From Offer to Keys – An Overview of the Purchase Process

I love first time home buyers.  They are excited, curious and terrified.  They ask great questions, want to be really involved in the process and are always so much fun.  As someone who has purchased four homes of my own and helps people buy and sell homes everyday, I often forget that first time home buyers have no idea what to expect from the process of buying a home.  So here is a quick guide on what to expect when you buy your first house.

Step 1: The Offer:

Once you find the home you love, it’s time for the big ol’ stack of paperwork.  Your awesome Realtor will guide you through the process.  Your offer will likely include several contingencies, the mot common being the financing contingency and the inspection contingency.  In a perfect world, you submit your well crafted offer and the seller accepts.  The tight inventory of todays market can make it a bit more complicated than that, but for the sake of brevity, we will leave it at that. 🙂

Step 2: The Contingencies:

Now that the offer has mutual acceptance (both the buyer and seller have signed and agreed upon offer), you have a very specified amount of time to do a lot of things:

1) The inspection:  If you had an inspection clause in your purchase and sale contract, you only have ten days from the date of mutual acceptance to find an inspector, schedule the inspection, have the inspection completed, review the inspection findings, and submit your inspection response to the seller.  I counsel my clients to have the inspection completed within three days of mutual acceptance to leave plenty of wiggle room for potential issues that may arise.

2) Financing:  Ideally, you would have already had a pre-approval letter from a lender prior to submitting your offer.  Once you are in mutual acceptance, you have 5 days to make your official, written loan application.  Failure to meet this deadline can cause a bunch of trouble, including losing your earnest money if you fail to get financing for the home.

3) Title review: A title that is free and clear of all liens and encumbrances is very important to the sale of the home.  The sellers will provide a copy of the title report and a copy of the title insurance policy for the buyer to review.  Once the buyer receives the preliminary title report, they have five days to review it.  After the five days, the buyer can not get out of the contract based on findings in the report without losing the earnest money.

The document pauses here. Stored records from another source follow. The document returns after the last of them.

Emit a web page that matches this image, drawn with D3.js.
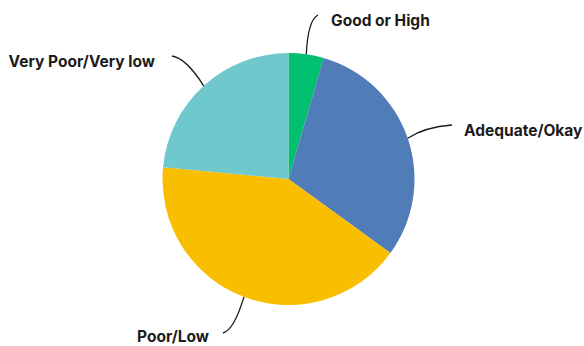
<!DOCTYPE html>
<html>
<head>
<meta charset="utf-8">
<script src="https://cdn.jsdelivr.net/npm/d3@7"></script>
<style>
  html, body { margin: 0; padding: 0; background: #fff; }
  svg { display: block; }
  .lbl { font-family: Inter, "Open Sans", sans-serif; font-weight: 700; font-size: 15.5px; fill: #1b1b1b; }
</style>
</head>
<body>
<svg id="chart" width="584" height="346"></svg>
<script>
// Share of responses per rating (percent)
const categories = ["Good or High", "Adequate/Okay", "Poor/Low", "Very Poor/Very low"];
const values = [4.5, 30.5, 41.5, 23.5];
const colors = ["#00bf6f", "#507cb8", "#f9be00", "#6fc8cc"];

// Label placement: text anchor point, anchor side, and leader-line control / end points
const labelPos = [
  { x: 331, y: 26, anchor: "start", cx: 308, cy: 20, ex: 318, ey: 15 },
  { x: 464, y: 136, anchor: "start", cx: 425, cy: 127, ex: 452, ey: 125 },
  { x: 137, y: 342, anchor: "start", cx: 234, cy: 330, ex: 223, ey: 333 },
  { x: 155, y: 67, anchor: "end", cx: 186, cy: 58, ex: 172, ey: 56 }
];

const width = 584, height = 346;
const cx = 288.5, cy = 179, radius = 126;

const svg = d3.select("#chart");
const g = svg.append("g").attr("transform", `translate(${cx},${cy})`);

const pie = d3.pie().sort(null).value(d => d.value);
const data = pie(categories.map((c, i) => ({ name: c, value: values[i], color: colors[i], pos: labelPos[i] })));

const arc = d3.arc().innerRadius(0).outerRadius(radius);

g.selectAll("path.slice")
  .data(data)
  .join("path")
  .attr("class", "slice")
  .attr("d", arc)
  .attr("fill", d => d.data.color);

// Leader lines from the slice's outer edge to its label
svg.selectAll("path.leader")
  .data(data)
  .join("path")
  .attr("class", "leader")
  .attr("fill", "none")
  .attr("stroke", "#1b1b1b")
  .attr("stroke-width", 1.3)
  .attr("d", d => {
    const a = (d.startAngle + d.endAngle) / 2;
    const sx = cx + radius * Math.sin(a);
    const sy = cy - radius * Math.cos(a);
    const p = d3.path();
    p.moveTo(sx, sy);
    p.quadraticCurveTo(d.data.pos.cx, d.data.pos.cy, d.data.pos.ex, d.data.pos.ey);
    return p.toString();
  });

svg.selectAll("text.lbl")
  .data(data)
  .join("text")
  .attr("class", "lbl")
  .attr("x", d => d.data.pos.x)
  .attr("y", d => d.data.pos.y)
  .attr("text-anchor", d => d.data.pos.anchor)
  .text(d => d.data.name);
</script>
</body>
</html>
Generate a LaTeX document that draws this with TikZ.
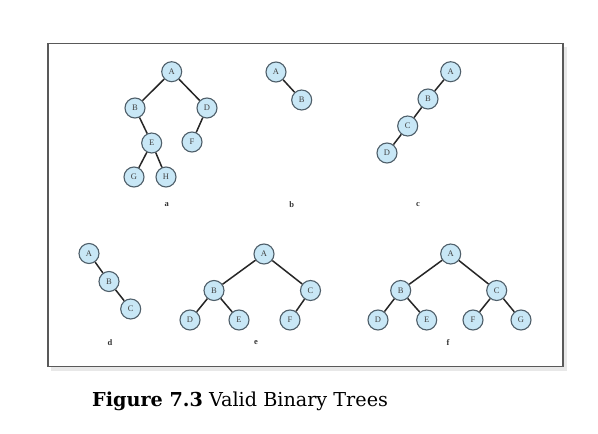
\documentclass[tikz,border=0pt]{standalone}
\usepackage{fontspec}
\setmainfont{Liberation Serif}
\newfontfamily\capfont{DejaVu Serif}
\begin{document}
\begin{tikzpicture}[x=1pt,y=-1pt,
  tn/.style={circle,draw=nodeedge,fill=nodefill,line width=1.1pt,minimum size=20pt,inner sep=0pt,font=\fontsize{8.5}{9}\selectfont,text=black!75},
  ed/.style={line width=1.5pt,draw=black!85},
  lab/.style={font=\fontsize{8.5}{9}\selectfont\bfseries,text=black!80}]
\definecolor{nodefill}{HTML}{C8E7F6}
\definecolor{nodeedge}{HTML}{4F5F6A}
\useasboundingbox (0,0) rectangle (598,434);
\fill[white] (0,0) rectangle (598,434);
% shadow & frame
\fill[black!9] (51,47) rectangle (567,371);
\fill[white] (48,43.5) rectangle (563,366.5);
\draw[line width=1.4pt,draw=black!65] (48,43.5) rectangle (563,366.5);
% tree a
\node[tn] (aA) at (171.7,71.7) {A};
\node[tn] (aB) at (135,108) {B};
\node[tn] (aD) at (207,108) {D};
\node[tn] (aE) at (151.7,143) {E};
\node[tn] (aF) at (192,142) {F};
\node[tn] (aG) at (134,177) {G};
\node[tn] (aH) at (166,177) {H};
\draw[ed] (aA)--(aB); \draw[ed] (aA)--(aD); \draw[ed] (aB)--(aE);
\draw[ed] (aD)--(aF); \draw[ed] (aE)--(aG); \draw[ed] (aE)--(aH);
\node[lab] (la) at (166.7,205) {a};
% tree b
\node[tn] (bA) at (276,72) {A};
\node[tn] (bB) at (301.7,100) {B};
\draw[ed] (bA)--(bB);
\node[lab] (lb) at (291.7,205) {b};
% tree c
\node[tn] (cA) at (450.7,71.7) {A};
\node[tn] (cB) at (428,99) {B};
\node[tn] (cC) at (407.7,126) {C};
\node[tn] (cD) at (387,153) {D};
\draw[ed] (cA)--(cB); \draw[ed] (cB)--(cC); \draw[ed] (cC)--(cD);
\node[lab] (lc) at (418,205) {c};
% tree d
\node[tn] (dA) at (89,253.5) {A};
\node[tn] (dB) at (109,281.5) {B};
\node[tn] (dC) at (130.7,309) {C};
\draw[ed] (dA)--(dB); \draw[ed] (dB)--(dC);
\node[lab] (ld) at (110,343) {d};
% tree e
\node[tn] (eA) at (264,254) {A};
\node[tn] (eB) at (214,290.5) {B};
\node[tn] (eC) at (310.5,290.5) {C};
\node[tn] (eD) at (190,320) {D};
\node[tn] (eE) at (239,320) {E};
\node[tn] (eF) at (290,320) {F};
\draw[ed] (eA)--(eB); \draw[ed] (eA)--(eC); \draw[ed] (eB)--(eD);
\draw[ed] (eB)--(eE); \draw[ed] (eC)--(eF);
\node[lab] (le) at (256,343) {e};
% tree f
\node[tn] (fA) at (450.7,254) {A};
\node[tn] (fB) at (400.7,290.5) {B};
\node[tn] (fC) at (496.7,290.5) {C};
\node[tn] (fD) at (378,320) {D};
\node[tn] (fE) at (426.7,320) {E};
\node[tn] (fF) at (473,320) {F};
\node[tn] (fG) at (521,320) {G};
\draw[ed] (fA)--(fB); \draw[ed] (fA)--(fC); \draw[ed] (fB)--(fD);
\draw[ed] (fB)--(fE); \draw[ed] (fC)--(fF); \draw[ed] (fC)--(fG);
\node[lab] (lf) at (448,343) {f};
% caption
\node[anchor=base west,inner sep=0pt,font=\capfont\fontsize{19.2}{22}\selectfont] (cap) at (92,406) {\textbf{Figure 7.3} Valid Binary Trees};
\end{tikzpicture}
\end{document}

Once you have completed all the time frames for your contingencies, there are still several steps you need to take.  During the week or two before closing, you will need to line up homeowners insurance and get the insurance information to your lender.  You are also allowed to do a final walk through of the property a few days before closing.  I highly recommend that you do so, just to eliminate any surprises after closing.

The final step:

Signing the papers!  The appointed escrow company will draft all the required documents to close the transaction.  One of the most exciting parts of the process is going to the escrow office and signing the biggest transaction of your life.  A common misconception is that the moment you sign the paperwork, the house is yours.  Not true.  The documents have to be signed by both the seller and the buyer.  Then the funds need to be appropriated to the correct parties involved.  Then the transaction has to be recorded at the court house.  In most cases, the buyer will sign documents then two to four days later, the transaction is officially recorded and the home is yours.  And that’s when my favorite part of the whole process happens.  I hand you the keys to your brand new home.  It warms my hearts every time!